Como ocurre en cualquier comunidad de vecinos actual, la casa aparece para el propietario como una fuente de fricciones con los vecinos y con el interés público. Por ejemplo, Híbero ha construido un baño y hace circular el agua y el calor por tuberías pegadas a la pared del vecino, que tiene un almacén al otro lado y que está con la mosca detrás de la oreja. O Urso Julio, que se ha encontrado de repente aspirando en casa los vapores del baño de Quintila y que no sabe si demandará. Pero peor olor debe soportar el propietario del piso que está encima de la fábrica de quesos arrendada por Cerelio Vital, al que aquél puede denunciar si no está sometido a una servidumbre de humos.

También se daba el caso de que no conocieras a tu vecino. Era el caso de un vecino de Marcial llamado Novio, que, aunque vivían justo al lado, a sendos lados de un tabique, sin embargo no se veían nunca (1, 86). Por lo demás, los balcones o ventanas con macetas establecieron una vía de comunicación entre esclavas, o esclavos, y también entre mujeres libres vecinas, en una sociedad netamente patriarcal pero más tolerante y aperturista que la griega respecto a las mujeres. En cualquier caso, las relaciones sociales se anudaban mejor, bien dentro de la propia casa, o bien en marcos extradomésticos como el foro o las termas para el caso de los hombres.

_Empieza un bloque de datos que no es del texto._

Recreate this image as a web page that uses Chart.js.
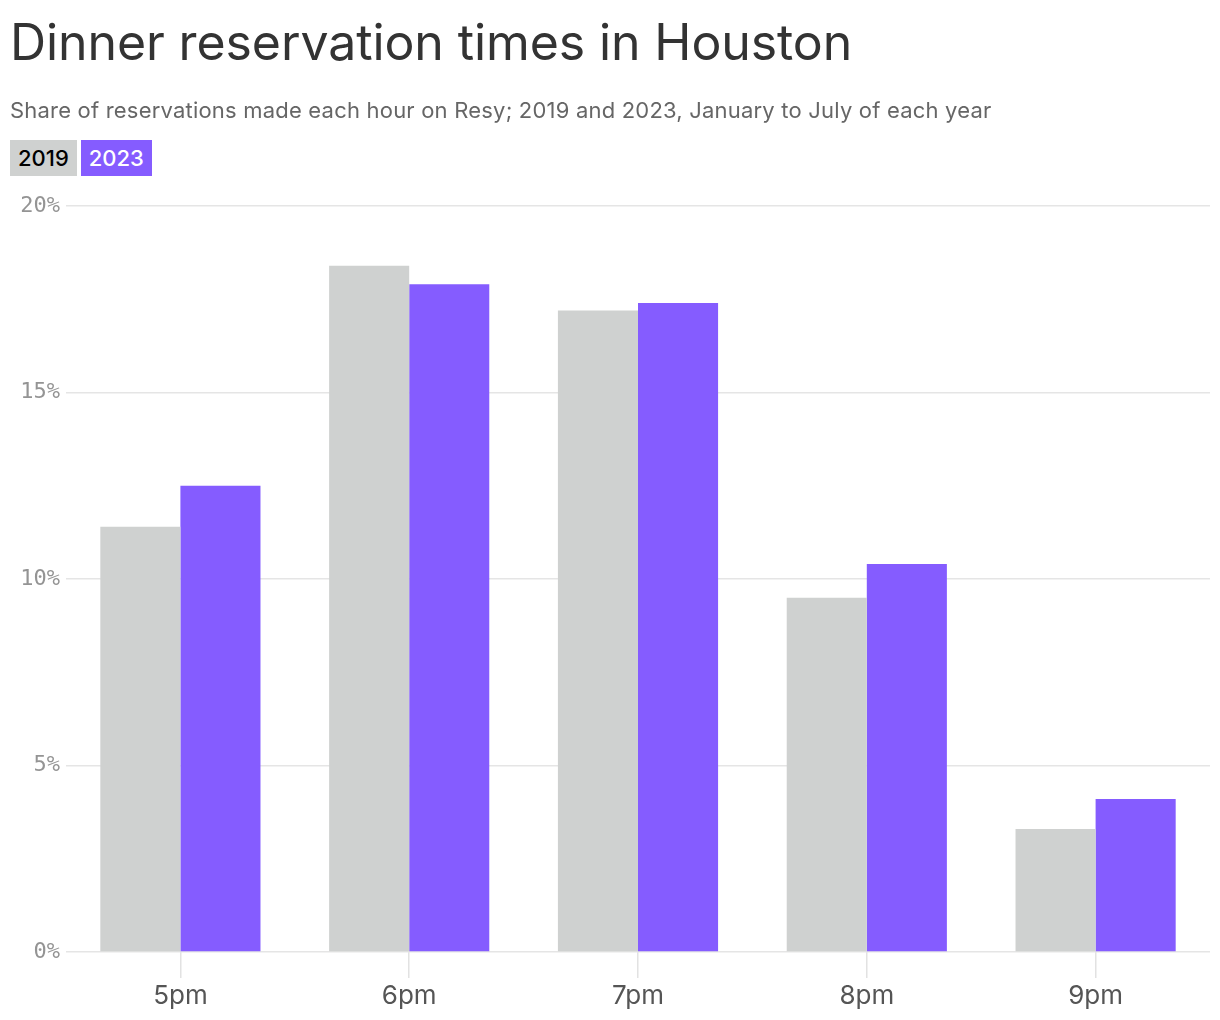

Pero había que tener cuidado al pasear por las vías y, sobre todo, de noche. Así lo advierte Juvenal: considera ahora otros peligros diversos, los de la noche. El espacio que queda hasta el nivel de los tejados, desde el que un tiesto te hiere el cráneo cada vez que por una ventana se caen vasijas rotas y desportilladas; mira con qué potencia marcan la losa en la que dan (Juv. 3. 268-72). Eran bastantes los que no parecen tener reparos en arrojar inmundicias a la calle. La resolución de las necesidades higiénicas de la población en los inmuebles de pisos no parece haber quedado satisfactoriamente resuelta en todos los casos y, aunque hubiera letrinas públicas y en la planta baja se dispusiera alguna gran tinaja, muchos sucumbían a la tentación de deshacerse desde los pisos de excrementos, orines y todo tipo de basura.

Según parece, lo de Roma por las noches era peor que la Plaza Mayor cacereña con el botellón en sus mejores tiempos. Simplemente, era imposible conciliar el sueño, porque un borracho o un carro pasaban por delante de tu puerta. Desde que César promulgó una ley que no permitía circular los carros por las calles de la ciudad desde la salida a la puesta del sol, los suministros que entraban a las ciudades por transporte rodado debían hacerlo de noche. Juvenal se queja amargamente de no poder pegar ojo (Juv. 3, 232-7). Pero es que a plena luz del día, tampoco había tregua: el bullicio de los transeúntes, los maestros y los alumnos, los carros de obras y, sobre todo, los talleres continúan el estrépito. (Mart. 9, 68; 10, 74; 12, 57 y 68, Sen, Ep. 56.2-5). ¿Y cuál era la solución? Tener mucha pasta para aislarse en una casa amplia, mejor con finca alrededor, vivir en las afueras o, en última instancia, huir a un pueblecito de provincias o a la rústica soledad campesina (Mart. 12.57, 18-20; 4, 64). Beatus ille...

La casa queda presentada, bajo esta perspectiva socioeconómica, como una fuente incesante de operaciones inmobiliarias y de disputas y problemas, tanto por lo que la relaciona con el interés público como con el interés privado de los vecinos. Pero no muy distante de la realidad cotidiana de una vivienda en medianas y grandes ciudades europeas del s. XXI. Quizá no hemos cambiado tanto. Juzguen ustedes cómo eran los romanos y cómo somos nosotros, cómo, con las variantes particulares de cada época, la historia se repite una y otra vez.